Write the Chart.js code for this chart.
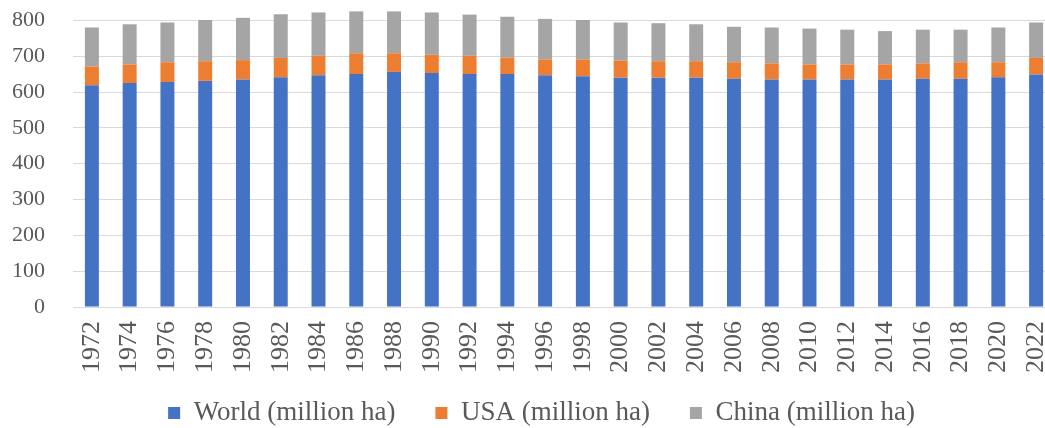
<!DOCTYPE html>
<html>
<head>
<meta charset="utf-8">
<script src="https://cdn.jsdelivr.net/npm/chart.js@4"></script>
<style>
  html, body { margin: 0; padding: 0; background: #fff; overflow: hidden; }
  /* a bit wider than the window: the last bar runs off the right edge, like the original */
  #wrap { width: 1055px; height: 428px; }
</style>
</head>
<body>
<div id="wrap"><canvas id="chart"></canvas></div>
<script>
const years = ["1972","1974","1976","1978","1980","1982","1984","1986","1988","1990","1992","1994","1996",
               "1998","2000","2002","2004","2006","2008","2010","2012","2014","2016","2018","2020","2022"];
const world = [619,625,628,631,635,641,647,650,656,653,650,650,647,644,640,640,640,637,635,635,635,635,637,637,641,649];
const usa   = [52,52,55,55,54,54,54,58,52,51,51,46,44,47,48,46,46,46,45,42,42,42,43,46,42,46];
const china = [109,112,111,115,118,122,121,117,117,118,115,114,113,110,106,106,103,99,100,100,97,93,94,91,97,99];
const yTicks = [0,100,200,300,400,500,600,700,800];

const serif = "'Liberation Serif', 'Times New Roman', serif";
const textGrey = "#595959";
const gridGrey = "#d9d9d9";

const chartCanvas = document.getElementById("chart");

// nudge the legend: up a little and slightly to the right
const legendShift = {
    id: "legendShift",
    afterLayout(chart) {
        const lg = chart.legend;
        lg.top -= 13.5;
        lg.height += 13.5;
        lg.left += 14;
        lg.right += 14;
    },
};

new Chart(chartCanvas, {
    type: "bar",
    data: {
        labels: years,
        datasets: [
            { label: "World (million ha)", data: world, backgroundColor: "#4472C4" },
            { label: "USA (million ha)", data: usa, backgroundColor: "#ED7D31" },
            { label: "China (million ha)", data: china, backgroundColor: "#A5A5A5" },
        ],
    },
    plugins: [legendShift],
    options: {
        responsive: true,
        maintainAspectRatio: false,
        animation: false,
        datasets: {
            bar: { categoryPercentage: 1, barPercentage: 0.37 },
        },
        layout: { padding: { top: 6, right: 0, bottom: 0, left: 0 } },
        plugins: {
            tooltip: { enabled: false },
            legend: {
                position: "bottom",
                maxHeight: 55,
                labels: {
                    font: { family: serif, size: 27 },
                    color: textGrey,
                    boxWidth: 12,
                    boxHeight: 12,
                    padding: 40,
                },
            },
        },
        scales: {
            x: {
                stacked: true,
                grid: { display: false, drawTicks: false },
                border: { display: true, color: gridGrey, width: 1 },
                ticks: {
                    font: { family: serif, size: 26 },
                    color: textGrey,
                    minRotation: 90,
                    maxRotation: 90,
                    padding: 14,
                    autoSkip: false,
                },
                afterFit: (scale) => {
                    scale.height = 66;
                    scale.paddingLeft = 0;
                    scale.paddingRight = 0;
                },
            },
            y: {
                stacked: true,
                min: 0,
                max: 840,
                grid: { color: gridGrey, lineWidth: 1, drawTicks: false },
                border: { display: false },
                afterBuildTicks: (scale) => { scale.ticks = yTicks.map((v) => ({ value: v })); },
                ticks: {
                    font: { family: serif, size: 22 },
                    color: textGrey,
                    padding: 28,
                },
                afterFit: (scale) => {
                    scale.width = 73;
                    scale.paddingTop = 0;
                    scale.paddingBottom = 0;
                },
            },
        },
    },
});
</script>
</body>
</html>
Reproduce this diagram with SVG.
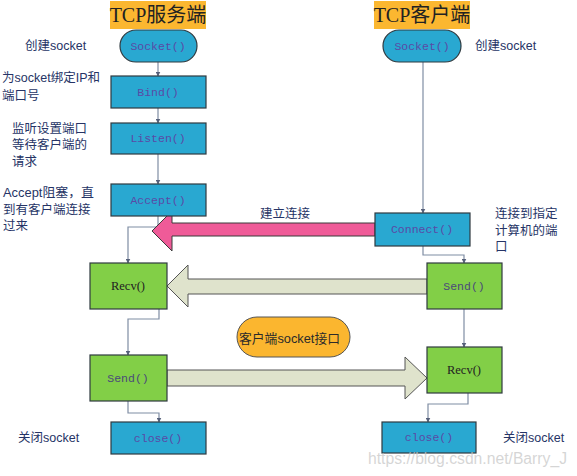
<svg xmlns="http://www.w3.org/2000/svg" width="577" height="476" viewBox="0 0 577 476">
<defs>
<marker id="ah" viewBox="0 0 10 10" refX="9" refY="5" markerWidth="5" markerHeight="5" orient="auto" markerUnits="userSpaceOnUse">
<path d="M0,0 L10,5 L0,10 z" fill="#56607a"/>
</marker>
<style>
.hdr{fill:#fbb730}
.hdrt{font-family:"Liberation Serif","Noto Sans CJK SC",serif;font-size:20px;fill:#222}
.blue{fill:#29a8d1;stroke:#2f3a40;stroke-width:1.2}
.green{fill:#82cf47;stroke:#2f3a40;stroke-width:1.2}
.bt{font-family:"Liberation Mono","Noto Sans CJK SC",monospace;font-size:11.5px;fill:#5a4aa6;text-anchor:middle;dominant-baseline:central}
.gt{font-family:"Liberation Serif","Noto Sans CJK SC",serif;font-size:12.5px;fill:#222;text-anchor:middle;dominant-baseline:central}
.gt2{font-family:"Liberation Mono","Noto Sans CJK SC",monospace;font-size:11.5px;fill:#4a4a7a;text-anchor:middle;dominant-baseline:central}
.lbl{font-family:"Liberation Sans","Noto Sans CJK SC",sans-serif;font-size:12.5px;fill:#263466}
.con{fill:none;stroke:#7f8da3;stroke-width:1.2;marker-end:url(#ah)}
</style>
</defs>
<rect width="577" height="476" fill="#ffffff"/>

<g id="server-header">
<rect class="hdr" x="110" y="1" width="96" height="28"/>
<text class="hdrt" x="158" y="22" text-anchor="middle">TCP服务端</text>
</g>
<g id="client-header">
<rect class="hdr" x="374" y="1" width="96" height="28"/>
<text class="hdrt" x="422" y="22" text-anchor="middle">TCP客户端</text>
</g>

<g id="connectors">
<path class="con" d="M158,62 V76"/>
<path class="con" d="M158,108 V123"/>
<path class="con" d="M158,154 V184"/>
<path class="con" d="M158,216 V227 H128 V263"/>
<path class="con" d="M159,309 V319 H128 V355"/>
<path class="con" d="M128,401 V413 H159 V422"/>
<path class="con" d="M423,62 V213"/>
<path class="con" d="M423,246 V255 H464 V263"/>
<path class="con" d="M464,309 V347"/>
<path class="con" d="M468,393 V404 H428 V422"/>
</g>

<g id="arrow-connect">
<path d="M375,223 H172 V211 L152,231 L172,251 V236 H375 Z" fill="#ef5b98" stroke="#3a3a3a" stroke-width="1"/>
</g>
<g id="arrow-send-client">
<path d="M427,279 H188 V265 L167,286 L188,307 V294 H427 Z" fill="#dfe3cc" stroke="#555" stroke-width="1"/>
</g>
<g id="arrow-send-server">
<path d="M167,370 H405 V357 L427,378 L405,399 V386 H167 Z" fill="#dfe3cc" stroke="#555" stroke-width="1"/>
</g>

<g id="server-socket">
<rect class="blue" x="120" y="30" width="77" height="32" rx="16"/>
<text class="bt" x="158" y="46">Socket()</text>
</g>
<g id="server-bind">
<rect class="blue" x="111" y="76" width="95" height="32"/>
<text class="bt" x="158" y="92">Bind()</text>
</g>
<g id="server-listen">
<rect class="blue" x="111" y="123" width="95" height="31"/>
<text class="bt" x="158" y="138.5">Listen()</text>
</g>
<g id="server-accept">
<rect class="blue" x="111" y="184" width="95" height="32"/>
<text class="bt" x="158" y="200">Accept()</text>
</g>
<g id="server-recv">
<rect class="green" x="90" y="263" width="77" height="46"/>
<text class="gt" x="128" y="286">Recv()</text>
</g>
<g id="server-send">
<rect class="green" x="90" y="355" width="77" height="46"/>
<text class="gt2" x="128" y="378">Send()</text>
</g>
<g id="server-close">
<rect class="blue" x="111" y="422" width="95" height="32"/>
<text class="bt" x="158" y="438">close()</text>
</g>

<g id="client-socket">
<rect class="blue" x="383" y="30" width="78" height="32" rx="16"/>
<text class="bt" x="422" y="46">Socket()</text>
</g>
<g id="client-connect">
<rect class="blue" x="375" y="213" width="95" height="33"/>
<text class="bt" x="422" y="229.5">Connect()</text>
</g>
<g id="client-send">
<rect class="green" x="427" y="263" width="75" height="46"/>
<text class="gt2" x="464" y="286">Send()</text>
</g>
<g id="client-recv">
<rect class="green" x="427" y="347" width="75" height="46"/>
<text class="gt" x="464" y="370">Recv()</text>
</g>
<g id="client-close">
<rect class="blue" x="382" y="422" width="94" height="31"/>
<text class="bt" x="429" y="437.5">close()</text>
</g>

<g id="interface-pill">
<rect x="237" y="317" width="113" height="40" rx="20" fill="#fbb62f" stroke="#555" stroke-width="1"/>
<text x="239" y="338" font-family="'Liberation Sans','Noto Sans CJK SC',sans-serif" font-size="13px" fill="#2b2b2b" textLength="101" lengthAdjust="spacingAndGlyphs" dominant-baseline="central">客户端socket接口</text>
</g>

<g id="labels">
<text class="lbl" x="25" y="50">创建socket</text>
<text class="lbl" x="2" y="82" textLength="98" lengthAdjust="spacingAndGlyphs">为socket绑定IP和</text>
<text class="lbl" x="2" y="100">端口号</text>
<text class="lbl" x="12" y="133">监听设置端口</text>
<text class="lbl" x="12" y="149">等待客户端的</text>
<text class="lbl" x="12" y="166">请求</text>
<text class="lbl" x="3" y="197" textLength="91" lengthAdjust="spacingAndGlyphs">Accept阻塞，直</text>
<text class="lbl" x="3" y="214">到有客户端连接</text>
<text class="lbl" x="3" y="230">过来</text>
<text class="lbl" x="260" y="218">建立连接</text>
<text class="lbl" x="475" y="50">创建socket</text>
<text class="lbl" x="495" y="218">连接到指定</text>
<text class="lbl" x="495" y="235">计算机的端</text>
<text class="lbl" x="495" y="251">口</text>
<text class="lbl" x="18" y="442">关闭socket</text>
<text class="lbl" x="503" y="442">关闭socket</text>
</g>

<text x="368" y="464" font-family="'Liberation Sans',sans-serif" font-size="16px" fill="#c8c8c8" fill-opacity="0.75" textLength="199" lengthAdjust="spacingAndGlyphs">https://blog.csdn.net/Barry_J</text>
</svg>
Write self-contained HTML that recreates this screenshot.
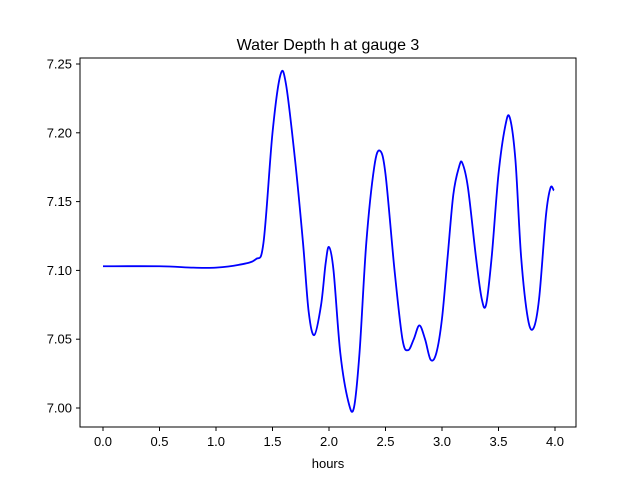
<!DOCTYPE html>
<html><head><meta charset="utf-8"><style>
body{margin:0;background:#fff;}
svg{display:block;font-family:"Liberation Sans","DejaVu Sans",sans-serif;}
</style></head><body>
<svg id="chart" width="640" height="480">
<rect width="640" height="480" fill="#fff"/>
<text x="328" y="50" font-size="16" text-anchor="middle">Water Depth h at gauge 3</text>
<g id="ticks"></g>
<path id="line" fill="none" stroke="#0000ff" stroke-width="1.8"/>
<rect x="80" y="58" width="496" height="369" fill="none" stroke="#000" stroke-width="1"/>
<text x="328" y="468" font-size="13" text-anchor="middle">hours</text>
</svg>
<script>
const hours=[0,0.5,0.8,1.0,1.2,1.35,1.42,1.5,1.57,1.62,1.7,1.77,1.82,1.87,1.93,1.97,2.0,2.04,2.1,2.17,2.22,2.27,2.33,2.4,2.45,2.5,2.58,2.65,2.7,2.75,2.8,2.85,2.9,2.95,3.0,3.05,3.1,3.15,3.18,3.23,3.3,3.35,3.39,3.44,3.5,3.56,3.6,3.65,3.7,3.76,3.81,3.86,3.92,3.96,3.99];
const depth=[7.103,7.103,7.102,7.102,7.104,7.108,7.12,7.20,7.242,7.235,7.18,7.12,7.07,7.053,7.075,7.105,7.117,7.10,7.04,7.005,7.0,7.04,7.12,7.175,7.187,7.17,7.10,7.05,7.042,7.05,7.06,7.05,7.035,7.04,7.065,7.11,7.155,7.175,7.178,7.16,7.11,7.08,7.075,7.11,7.17,7.205,7.211,7.18,7.11,7.065,7.058,7.08,7.14,7.16,7.158];
const xTicks=[0,0.5,1,1.5,2,2.5,3,3.5,4];
const yTicks=[7.00,7.05,7.10,7.15,7.20,7.25];
const X=v=>103+v*113;
const Y=v=>408-(v-7.0)/0.05*68.8;
const NS="http://www.w3.org/2000/svg";
const g=document.getElementById('ticks');
function mk(t,a){const e=document.createElementNS(NS,t);for(const k in a)e.setAttribute(k,a[k]);g.appendChild(e);return e;}
xTicks.forEach(v=>{
 const l=mk('line',{x1:X(v),x2:X(v),y1:427,y2:431,stroke:'#000'});
 
 
 const t=mk('text',{x:X(v),y:446,'font-size':13,'text-anchor':'middle'});
 t.textContent=v.toFixed(1);
 
 
});
yTicks.forEach(v=>{
 const l=mk('line',{x1:76,x2:80,y1:Y(v),y2:Y(v),stroke:'#000'});
 
 
 const t=mk('text',{x:72,y:Y(v)+4.5,'font-size':13,'text-anchor':'end'});
 t.textContent=v.toFixed(2);
 
 
});
// smooth path via Catmull-Rom
const P=hours.map((h,i)=>[X(h),Y(depth[i])]);
let d='M'+P[0][0]+','+P[0][1];
for(let i=0;i<P.length-1;i++){
 const p0=P[Math.max(0,i-1)],p1=P[i],p2=P[i+1],p3=P[Math.min(P.length-1,i+2)];
 const c1=[p1[0]+(p2[0]-p0[0])/6,p1[1]+(p2[1]-p0[1])/6];
 const c2=[p2[0]-(p3[0]-p1[0])/6,p2[1]-(p3[1]-p1[1])/6];
 d+=` C${c1[0]},${c1[1]} ${c2[0]},${c2[1]} ${p2[0]},${p2[1]}`;
}
document.getElementById('line').setAttribute('d',d);
</script>
</body></html>
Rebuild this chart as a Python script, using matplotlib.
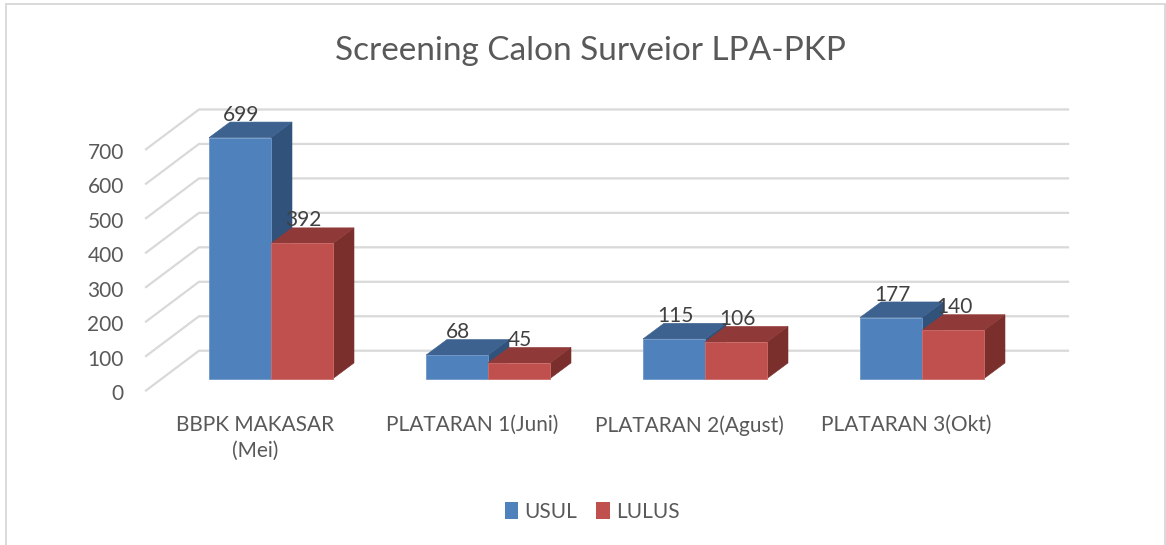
import matplotlib
matplotlib.use("Agg")
import matplotlib.pyplot as plt
from matplotlib.patches import Patch, Polygon, Rectangle

plt.rcParams['font.family'] = ['Lato', 'DejaVu Sans']

categories = ["BBPK MAKASAR\n(Mei)", "PLATARAN 1(Juni)", "PLATARAN 2(Agust)", "PLATARAN 3(Okt)"]
usul = [699, 68, 115, 177]
lulus = [392, 45, 106, 140]
y_ticks = [0, 100, 200, 300, 400, 500, 600, 700]

W, H = 1166, 545
PX_X = 217.0      # pixels per category
PX_Y = 0.3464     # pixels per value unit
bar_w = 62 / PX_X
dep_x = 21 / PX_X
dep_y = 15.7 / PX_Y
floor_front = -12 / PX_Y
floor_back = 28 / PX_Y
wall_x0 = (146 - 271) / PX_X
wall_x1 = (199 - 271) / PX_X
wall_x2 = (1068 - 271) / PX_X

fig = plt.figure(figsize=(W / 100, H / 100), dpi=100)
fig.patches.append(Rectangle((5.5 / W, -0.01), (1164.5 - 5.5) / W, 1 - 3.5 / H + 0.01,
                             transform=fig.transFigure, fc="white", ec="#d9d9d9", lw=1.4,
                             zorder=-1))

# axes box runs from the front floor corner to the end of the back wall
left, right, top, bottom = 146, 1068, 100, 392
ax = fig.add_axes([left / W, 1 - bottom / H, (right - left) / W, (bottom - top) / H])
ax.patch.set_visible(False)
ax.set_xlim(wall_x0, wall_x2)
ax.set_ylim(floor_front, floor_front + (bottom - top) / PX_Y)
for s in ax.spines.values():
    s.set_visible(False)

for v in y_ticks:
    ax.plot([wall_x0, wall_x1, wall_x2],
            [v + floor_front, v + floor_back, v + floor_back],
            color="#d9d9d9", lw=1.6, clip_on=False, zorder=1, solid_joinstyle="miter")


def draw_bar(x, val, front, roof, side, edge, z):
    ax.add_patch(Polygon([(x + bar_w, 0), (x + bar_w + dep_x, dep_y),
                          (x + bar_w + dep_x, val + dep_y), (x + bar_w, val)],
                         fc=side, ec=side, lw=0.4, clip_on=False, zorder=z))
    ax.add_patch(Polygon([(x, val), (x + dep_x, val + dep_y),
                          (x + bar_w + dep_x, val + dep_y), (x + bar_w, val)],
                         fc=roof, ec=roof, lw=0.4, clip_on=False, zorder=z))
    ax.bar(x, val, width=bar_w, align="edge", color=front, edgecolor=edge, lw=0.6,
           clip_on=False, zorder=z + 0.1)


for i in range(len(categories)):
    draw_bar(i - bar_w, usul[i], "#4f81bd", "#3d6290", "#31527a", "#6f97c8", 2 + i)
    draw_bar(i, lulus[i], "#c0504d", "#8f3a38", "#7a2f2d", "#cd6d6a", 2.5 + i)
    ax.annotate(str(usul[i]), (i - bar_w / 2, usul[i]), xytext=(0.7, 16.6),
                textcoords="offset points", ha="center", va="center",
                fontsize=15, color="#404040", zorder=10, annotation_clip=False)
    ax.annotate(str(lulus[i]), (i + bar_w / 2, lulus[i]), xytext=(0.7, 16.6),
                textcoords="offset points", ha="center", va="center",
                fontsize=15, color="#404040", zorder=10, annotation_clip=False)

# tick labels sit a little off the marks in the reference, ticks themselves are hidden
ax.set_yticks([v + floor_front - 1.5 / PX_Y for v in y_ticks])
ax.set_yticklabels([str(v) for v in y_ticks], fontsize=15, color="#595959")
ax.set_xticks([i - 16 / PX_X for i in range(len(categories))])
ax.set_xticklabels(categories, fontsize=15, color="#595959", linespacing=1.38)
ax.tick_params(axis="y", length=0, pad=16)
ax.tick_params(axis="x", length=0, pad=16.5)

fig.text(590 / W, 1 - 51 / H, "Screening Calon Surveior LPA-PKP", ha="center", va="center",
         fontsize=24, color="#595959")

handles = [Patch(fc="#4f81bd", label="USUL"), Patch(fc="#c0504d", label="LULUS")]
fig.legend(handles=handles, loc="center", bbox_to_anchor=(592 / W, 1 - 512 / H), ncol=2,
           frameon=False, fontsize=15, labelcolor="#595959", handlelength=0.65,
           handleheight=0.85, handletextpad=0.3, columnspacing=0.9)

fig.savefig("out.png", dpi=100)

To do ▸ Among the lines above, how many contain the string "matplotlib"? State the number alone.

Task output ▸ 5